Summary
Approved in 2017, Portland’s 2035 Comprehensive Plan is the most significant update to the city’s land use and zoning since its last comprehensive plan in 1980. In addition to modernizing the city’s zoning code, the plan identifies needed investments in transportation, open space, climate infrastructure, economic development, urban design, and public facilities. In this way, the plan synchronizes city processes and capital needs to ensure that Portland’s growth is guided holistically.
Portland is projected to add approximately 260,000 residents by 2035. The plan intends for 50 percent of this growth to occur in “Neighborhood Centers” and “Corridors” and 30 percent to happen in the City Center. The Neighborhood and Civic Corridors identified in the plan are wide commercial strips that will be upzoned to allow for larger mixed-use buildings and redesigned with pedestrian safety improvements. The city is also greening these corridors and creating a larger network of “Greenways” and “Urban Habitat Corridors” to provide ecosystems for wildlife and connect residents in denser neighborhoods to nature.
Key Takeaways
New York City does not practice comprehensive planning in the conventional sense. The Mayor’s Office of Climate & Environmental Justice manages a high-level strategic plan (One NYC 2050), while most citywide plans are published by City agencies in their respective policy areas. The Department of Transportation’s (DOT) Streets Plan, for example, identifies priority investment areas while the Department of Environmental Protection’s (DEP) green infrastructure and cloudburst programs aim to improve stormwater resiliency beyond its 12,000 existing assets, the largest in the nation. Land use, meanwhile, is broadly monitored in accordance with the Zoning Resolution. Amid these many plans and documents are different sets of priorities, budgets, project schedules, and capital commitments.

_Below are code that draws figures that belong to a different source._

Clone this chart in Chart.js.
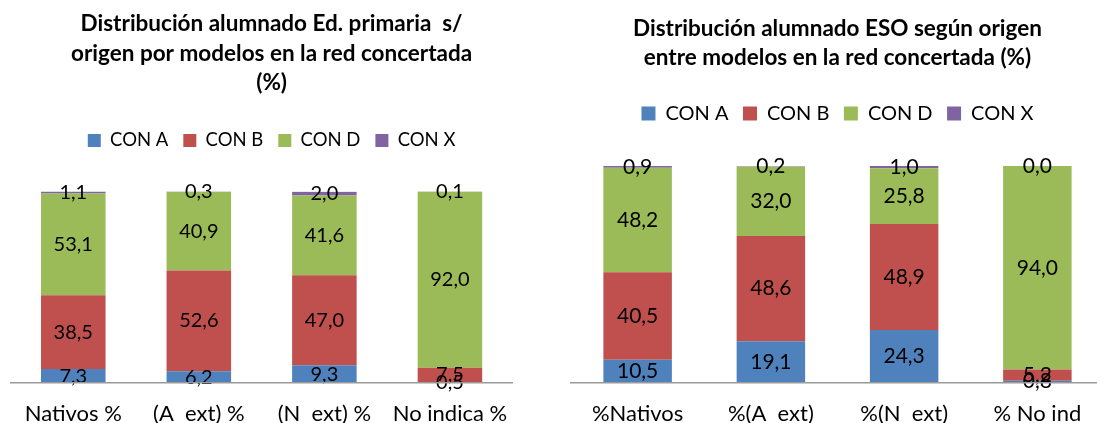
<html>
<head>
<meta charset="utf-8">
<title>Distribución alumnado red concertada</title>
<style>
html, body {
  margin:0px;
  overflow:hidden;
  background:#ffffff;
}
canvas { position:absolute; top:0px; }
</style>
<script src="https://cdn.jsdelivr.net/npm/chart.js@4/dist/chart.umd.min.js"></script>
</head>
<body>
<canvas id="primaria" width="548" height="450" style="left:0px"></canvas>
<canvas id="eso" width="570" height="450" style="left:548px"></canvas>
<script>
// Ed. primaria (left chart)
const primariaLabels = ['Nativos %', '(A  ext) %', '(N  ext) %', 'No indica %'];
const primariaConA = [7.3, 6.2, 9.3, 0.5];
const primariaConB = [38.5, 52.6, 47.0, 7.5];
const primariaConD = [53.1, 40.9, 41.6, 92.0];
const primariaConX = [1.1, 0.3, 2.0, 0.1];

// ESO (right chart)
const esoLabels = ['%Nativos', '%(A  ext)', '%(N  ext)', '% No ind'];
const esoConA = [10.5, 19.1, 24.3, 0.8];
const esoConB = [40.5, 48.6, 48.9, 5.2];
const esoConD = [48.2, 32.0, 25.8, 94.0];
const esoConX = [0.9, 0.2, 1.0, 0.0];

const seriesNames = ['CON A', 'CON B', 'CON D', 'CON X'];
const seriesColors = ['#4F81BD', '#C0504D', '#9BBB59', '#8064A2'];

Chart.defaults.font.family = 'Lato';
Chart.defaults.color = '#000000';

// writes the value in the middle of every bar piece, like excel does
const barValues = {
  id: 'barValues',
  afterDatasetsDraw(chart, args, opts) {
    const ctx = chart.ctx;
    ctx.save();
    ctx.font = opts.size + 'px Lato';
    ctx.fillStyle = '#000000';
    ctx.textAlign = 'center';
    ctx.textBaseline = 'middle';
    chart.data.datasets.forEach((ds, i) => {
      chart.getDatasetMeta(i).data.forEach((bar, j) => {
        const txt = ds.data[j].toFixed(1).replace('.', ',');
        ctx.fillText(txt, bar.x, (bar.y + bar.base) / 2);
      });
    });
    ctx.restore();
  }
};

// extra room under the legend
const legendGap = {
  id: 'legendGap',
  beforeInit(chart, args, opts) {
    const fit = chart.legend.fit;
    chart.legend.fit = function() {
      fit.bind(chart.legend)();
      this.height += opts.gap;
    };
  }
};

function makeChart(id, labels, a, b, d, x, cfg) {
  const values = [a, b, d, x];
  return new Chart(document.getElementById(id), {
    type: 'bar',
    data: {
      labels: labels,
      datasets: values.map((v, i) => ({
        label: seriesNames[i],
        data: v,
        backgroundColor: seriesColors[i],
        borderWidth: 0,
        categoryPercentage: 1.0,
        barPercentage: 0.514
      }))
    },
    options: {
      responsive: false,
      animation: false,
      layout: { padding: cfg.pad },
      scales: {
        x: {
          stacked: true,
          grid: { display: false, drawTicks: false },
          border: { display: true, color: '#9a9a9a', width: 1.5, z: 1 },
          ticks: { font: { size: 22, lineHeight: 1.2 }, padding: 18, color: '#000000' }
        },
        y: {
          stacked: true,
          display: cfg.rightSpace > 0,
          position: 'right',
          min: 0,
          max: 100,
          grid: { display: false },
          border: { display: false },
          ticks: { display: false },
          afterFit: s => { s.width = cfg.rightSpace; }
        }
      },
      plugins: {
        title: {
          display: true,
          text: cfg.title,
          font: { size: 22.5, weight: 'bold', lineHeight: 1.3 },
          padding: cfg.titlePad,
          color: '#000000'
        },
        legend: {
          position: 'top',
          labels: { boxWidth: cfg.legendBox, boxHeight: cfg.legendBox, padding: cfg.legendPad,
                    font: { size: cfg.legendFont }, color: '#000000' }
        },
        legendGap: { gap: cfg.gap },
        barValues: { size: cfg.valueFont },
        tooltip: { enabled: false }
      }
    },
    plugins: [barValues, legendGap]
  });
}

makeChart('primaria', primariaLabels, primariaConA, primariaConB, primariaConD, primariaConX, {
  title: ['Distribución alumnado Ed. primaria  s/', 'origen por modelos en la red concertada', '(%)'],
  titlePad: { top: 9.4, bottom: 19.1 },
  legendFont: 18.5, legendBox: 13, legendPad: 15, gap: 31.75,
  valueFont: 20,
  pad: { left: 10.5, right: 15.3, top: 0, bottom: 4.5 },
  rightSpace: 20
});

makeChart('eso', esoLabels, esoConA, esoConB, esoConD, esoConX, {
  title: ['Distribución alumnado ESO según origen', 'entre modelos en la red concertada (%)'],
  titlePad: { top: 13.9, bottom: 16.6 },
  legendFont: 20, legendBox: 14, legendPad: 14.5, gap: 32.5,
  valueFont: 21,
  pad: { left: 23, right: 14, top: 0, bottom: 5 },
  rightSpace: 0
});
</script>
</body>
</html>
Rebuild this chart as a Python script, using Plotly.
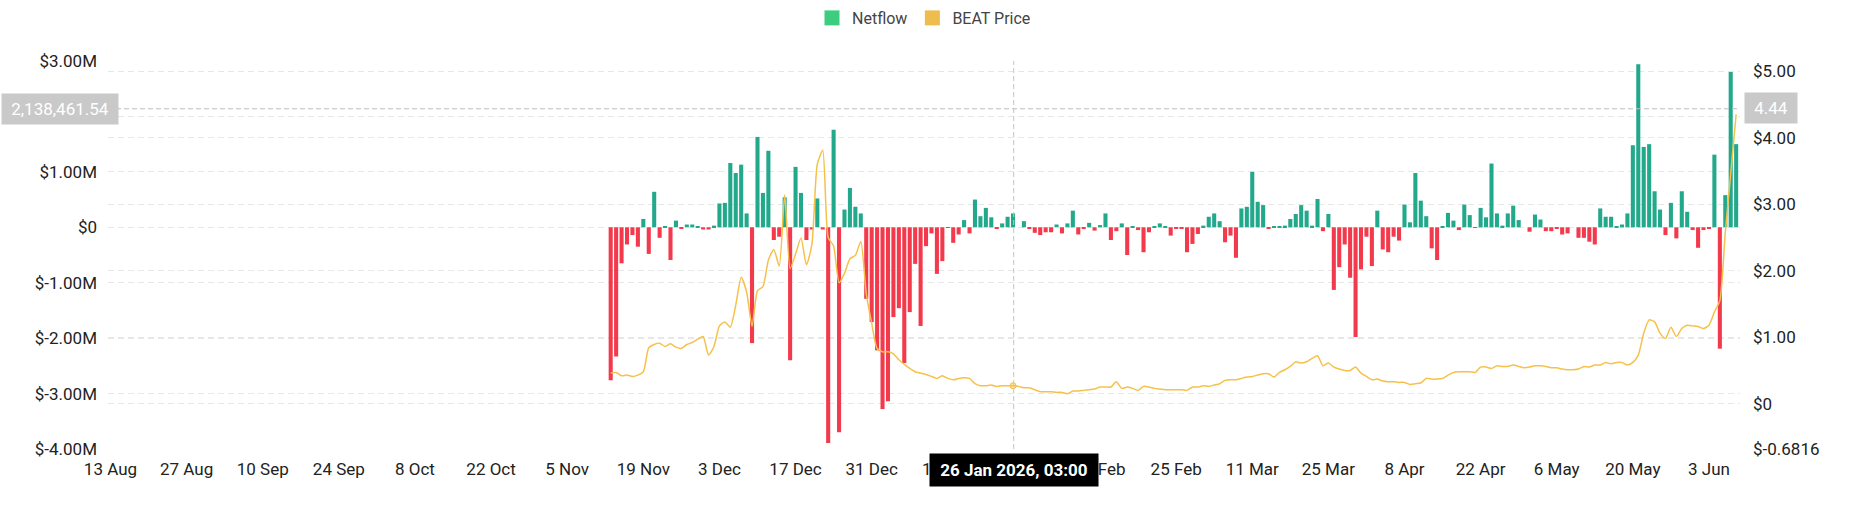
import pandas as pd
import plotly.graph_objects as go

# ---------------- data ----------------
start_date = "2025-11-13"
end_date = "2026-06-08"
dates = pd.date_range(start_date, end_date, freq="D")

# daily netflow (USD millions)
netflow_m = [
    -2.76, -2.33, -0.65, -0.31, -0.14, -0.35, 0.15, -0.48, 0.64, -0.19,
    0.01, -0.59, 0.12, -0.03, 0.05, 0.05, 0.01, -0.04, -0.04, 0.03,
    0.43, 0.44, 1.16, 0.98, 1.13, 0.25, -2.09, 1.63, 0.62, 1.38,
    -0.23, -0.17, 0.54, -2.40, 1.09, 0.62, -0.23, -0.04, 0.52, -0.04,
    -3.89, 1.76, -3.70, 0.32, 0.71, 0.37, 0.25, -1.29, -1.71, -2.22,
    -3.28, -3.14, -1.62, -1.46, -2.45, -1.53, -0.66, -1.78, -0.34, -0.11,
    -0.84, -0.61, -0.01, -0.28, -0.13, 0.13, -0.11, 0.50, 0.20, 0.35,
    0.18, -0.02, 0.07, 0.19, 0.25, 0.00, 0.11, -0.03, -0.10, -0.14,
    -0.09, -0.09, 0.05, -0.11, 0.07, 0.30, -0.13, -0.02, 0.08, -0.06,
    0.04, 0.25, -0.23, -0.07, 0.07, -0.50, 0.01, -0.05, -0.45, -0.09,
    0.02, 0.07, 0.02, -0.15, -0.02, -0.02, -0.45, -0.30, -0.12, 0.03,
    0.19, 0.25, 0.11, -0.27, -0.15, -0.55, 0.34, 0.37, 1.00, 0.46,
    0.40, -0.03, 0.01, 0.01, 0.03, 0.15, 0.24, 0.40, 0.30, 0.03,
    0.51, -0.07, 0.24, -1.13, -0.72, -0.31, -0.91, -1.98, -0.76, -0.17,
    -0.70, 0.30, -0.40, -0.45, -0.17, -0.24, 0.41, 0.09, 0.98, 0.48,
    0.20, -0.38, -0.59, 0.01, 0.26, 0.12, -0.05, 0.41, 0.22, -0.01,
    0.35, 0.18, 1.15, 0.25, 0.03, 0.25, 0.39, 0.13, 0.00, -0.08,
    0.23, 0.14, -0.07, -0.07, -0.02, -0.13, -0.11, 0.00, -0.19, -0.19,
    -0.26, -0.31, 0.34, 0.19, 0.19, 0.02, 0.05, 0.25, 1.48, 2.94,
    1.45, 1.50, 0.65, 0.32, -0.14, 0.44, -0.20, 0.65, 0.28, -0.05,
    -0.37, -0.05, -0.03, 1.31, -2.19, 0.58, 2.80, 1.50,
]

# daily BEAT price (USD)
beat_price = [
    0.46, 0.47, 0.42, 0.43, 0.41, 0.43, 0.48, 0.84, 0.89, 0.91,
    0.86, 0.90, 0.85, 0.83, 0.89, 0.92, 0.97, 1.01, 0.73, 0.86,
    1.17, 1.23, 1.15, 1.48, 1.90, 1.68, 1.16, 1.70, 1.76, 2.16,
    2.32, 2.07, 3.14, 2.03, 2.25, 2.49, 2.09, 2.39, 3.60, 3.81,
    2.50, 2.37, 1.82, 1.96, 2.18, 2.23, 2.44, 1.66, 1.21, 0.83,
    0.78, 0.78, 0.75, 0.66, 0.59, 0.53, 0.48, 0.46, 0.44, 0.41,
    0.38, 0.42, 0.38, 0.36, 0.38, 0.39, 0.38, 0.30, 0.27, 0.27,
    0.28, 0.26, 0.27, 0.27, 0.27, 0.26, 0.24, 0.24, 0.21, 0.18,
    0.18, 0.18, 0.17, 0.17, 0.15, 0.19, 0.19, 0.20, 0.21, 0.22,
    0.25, 0.25, 0.25, 0.33, 0.23, 0.25, 0.23, 0.20, 0.26, 0.25,
    0.23, 0.22, 0.21, 0.21, 0.21, 0.21, 0.20, 0.25, 0.25, 0.27,
    0.26, 0.28, 0.30, 0.35, 0.36, 0.36, 0.38, 0.40, 0.41, 0.43,
    0.45, 0.45, 0.40, 0.47, 0.51, 0.56, 0.63, 0.61, 0.63, 0.68,
    0.72, 0.57, 0.61, 0.55, 0.52, 0.50, 0.50, 0.55, 0.46, 0.41,
    0.36, 0.37, 0.34, 0.33, 0.33, 0.32, 0.32, 0.29, 0.30, 0.31,
    0.38, 0.37, 0.37, 0.38, 0.43, 0.47, 0.48, 0.48, 0.48, 0.47,
    0.55, 0.55, 0.53, 0.57, 0.56, 0.56, 0.58, 0.56, 0.54, 0.55,
    0.57, 0.57, 0.56, 0.54, 0.54, 0.52, 0.51, 0.51, 0.52, 0.56,
    0.55, 0.58, 0.58, 0.62, 0.60, 0.62, 0.62, 0.58, 0.62, 0.73,
    1.06, 1.26, 1.23, 1.06, 0.98, 1.15, 1.01, 1.13, 1.18, 1.17,
    1.16, 1.13, 1.18, 1.38, 1.55, 2.57, 3.46, 4.35,
]

# x-axis ticks (every 14 days); 28 Jan is fully hidden under the cursor label
x_tick_vals = [
    "2025-08-13", "2025-08-27", "2025-09-10", "2025-09-24", "2025-10-08",
    "2025-10-22", "2025-11-05", "2025-11-19", "2025-12-03", "2025-12-17",
    "2025-12-31", "2026-01-14", "2026-02-11", "2026-02-25",
    "2026-03-11", "2026-03-25", "2026-04-08", "2026-04-22", "2026-05-06",
    "2026-05-20", "2026-06-03",
]
x_tick_text = [
    "13 Aug", "27 Aug", "10 Sep", "24 Sep", "8 Oct",
    "22 Oct", "5 Nov", "19 Nov", "3 Dec", "17 Dec",
    "31 Dec", "14 Jan", "11 Feb", "25 Feb",
    "11 Mar", "25 Mar", "8 Apr", "22 Apr", "6 May",
    "20 May", "3 Jun",
]
left_tick_vals = [3e6, 2e6, 1e6, 0, -1e6, -2e6, -3e6, -4e6]
left_tick_text = ["$3.00M", "", "$1.00M", "$0", "$-1.00M", "$-2.00M", "$-3.00M", "$-4.00M"]
right_tick_vals = [5, 4, 3, 2, 1, 0, -0.6816]
right_tick_text = ["$5.00", "$4.00", "$3.00", "$2.00", "$1.00", "$0", "$-0.6816"]

cursor_time = "2026-01-26 03:00"
cursor_label = "26 Jan 2026, 03:00"
cursor_netflow = 2138461.54
cursor_netflow_label = "2,138,461.54"
cursor_price = 4.44
cursor_index = 74

# ---------------- style ----------------
GREEN = "#22a88b"
RED = "#f23a4c"
GOLD = "#f6c14a"
GRID = "#e7e7e7"
FONT = "Roboto"
TXT = "#222222"
NB = "&nbsp;"

netflow = [v * 1e6 for v in netflow_m]
bar_colors = [GREEN if v >= 0 else RED for v in netflow]

fig = go.Figure()

fig.add_trace(go.Bar(
    x=dates, y=netflow, marker=dict(color=bar_colors, line=dict(width=0)),
    name="Netflow", showlegend=False, yaxis="y",
))
fig.add_trace(go.Scatter(
    x=dates, y=beat_price, mode="lines", name="BEAT Price", showlegend=False,
    line=dict(color=GOLD, width=1.5, shape="spline", smoothing=0.6), yaxis="y2",
))
# hover dot on price line at the cursor
fig.add_trace(go.Scatter(
    x=[dates[cursor_index]], y=[beat_price[cursor_index]], mode="markers",
    marker=dict(size=6, color="rgba(247,195,77,0.5)", line=dict(color=GOLD, width=1)),
    showlegend=False, yaxis="y2", hoverinfo="skip",
))
# legend entries
fig.add_trace(go.Scatter(x=[None], y=[None], mode="markers", name="Netflow",
                         marker=dict(symbol="square", size=15, color="#3ccd7e")))
fig.add_trace(go.Scatter(x=[None], y=[None], mode="markers", name="BEAT Price",
                         marker=dict(symbol="square", size=15, color="#edbd4d")))

PLOT_H = 525 - 61 - 76

fig.update_layout(
    width=1852, height=525,
    margin=dict(l=108, r=112, t=61, b=76, autoexpand=False),
    paper_bgcolor="white", plot_bgcolor="white",
    bargap=0.25,
    font=dict(family=FONT, size=17, color=TXT),
    legend=dict(orientation="h", x=0.5, xanchor="center", y=1 + 43 / PLOT_H, yanchor="middle",
                font=dict(size=16, color="#444444"), itemclick=False),
    xaxis=dict(
        type="date",
        range=["2025-08-12 13:00", "2026-06-08 17:00"],
        tickvals=x_tick_vals, ticktext=x_tick_text,
        showgrid=False, showline=False, zeroline=False, ticks="",
        tickfont=dict(size=17, color=TXT), ticklabelstandoff=8,
    ),
    yaxis=dict(
        range=[-4e6, 3e6], tickvals=left_tick_vals, ticktext=left_tick_text,
        showgrid=True, gridcolor=GRID, griddash="6px,4px", gridwidth=1,
        zeroline=False, showline=False, ticks="",
        tickfont=dict(size=17, color=TXT), ticklabelstandoff=10,
    ),
    yaxis2=dict(
        overlaying="y", side="right",
        range=[-0.6816, 5.153], tickvals=right_tick_vals, ticktext=right_tick_text,
        showgrid=True, gridcolor=GRID, griddash="6px,4px", gridwidth=1,
        zeroline=False, showline=False, ticks="",
        tickfont=dict(size=17, color=TXT), ticklabelstandoff=12,
    ),
    shapes=[
        dict(type="line", xref="paper", x0=0, x1=1, yref="y", y0=cursor_netflow, y1=cursor_netflow,
             line=dict(color="#bdbdbd", width=1, dash="5px,3px"), layer="above"),
        dict(type="line", xref="x", x0=cursor_time, x1=cursor_time, yref="paper", y0=0, y1=1,
             line=dict(color="#c4c4c4", width=1, dash="5px,3px"), layer="above"),
    ],
    annotations=[
        dict(x=cursor_time, xref="x", y=-21 / PLOT_H, yref="paper", yanchor="middle",
             text="<b>" + NB + cursor_label + NB + "</b>", showarrow=False,
             font=dict(size=17, color="white", family=FONT), bgcolor="#000000", borderpad=6),
        dict(x=0, xref="paper", xanchor="right", xshift=11, y=cursor_netflow, yref="y",
             yanchor="middle", text=NB + cursor_netflow_label + NB, showarrow=False,
             font=dict(size=17, color="white", family=FONT), bgcolor="#c9c9c9", borderpad=5),
        dict(x=1, xref="paper", xanchor="left", xshift=4, y=cursor_price, yref="y2",
             yanchor="middle", text=NB + str(cursor_price) + NB, showarrow=False,
             font=dict(size=17, color="white", family=FONT), bgcolor="#c9c9c9", borderpad=5),
    ],
)

fig.write_html("out.html")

While not a panacea, MAS has long called for New York City to create a citywide comprehensive plan to proactively manage growth and pair zoning and capital needs. A key aspect is the balance of institutional goals with community visions through partnerships, engagement, and capacity building with community representatives to facilitate long-term collaboration and commitment. New York City has numerous arterial roads that are lined with parking lots, fast food drive-throughs, self-storage facilities, and other relatively low value land uses that are missed opportunities to add needed housing, parks, and community facilities. In the last decade, the City has taken a relatively ad hoc and top-down approach to redeveloping these corridors. As a result, several of its plans have faced stiff community backlash or have been shelved altogether due to a lack of local buy-in, though recent plans for Atlantic Avenue and Utica Avenue in Brooklyn and Northern Boulevard and Woodside Avenue in Queens have involved more robust community engagement.
Recognizing this, the Department of City Planning’s (DCP) recently approved City of Yes for Housing Opportunity zoning text amendment offers incremental, citywide zoning changes to gradually densify underutilized commercial corridors and transit-rich areas across the five boroughs. At the same time, several City Council members have initiated their own corridor visioning efforts because of a desire among their constituents to chart a new future for the arterials that have physically divided their districts. New York City also appointed its first Chief Public Realm Officer, an initial step to coordinating the complex interactions between agencies and stakeholders in city streets, plazas, and open spaces. While positive steps, such corridor initiatives could be advanced more effectively if they were incorporated in a citywide comprehensive plan, envisioned and developed by New Yorkers, that has a strategy for coordination between agencies, stakeholders, and project timelines.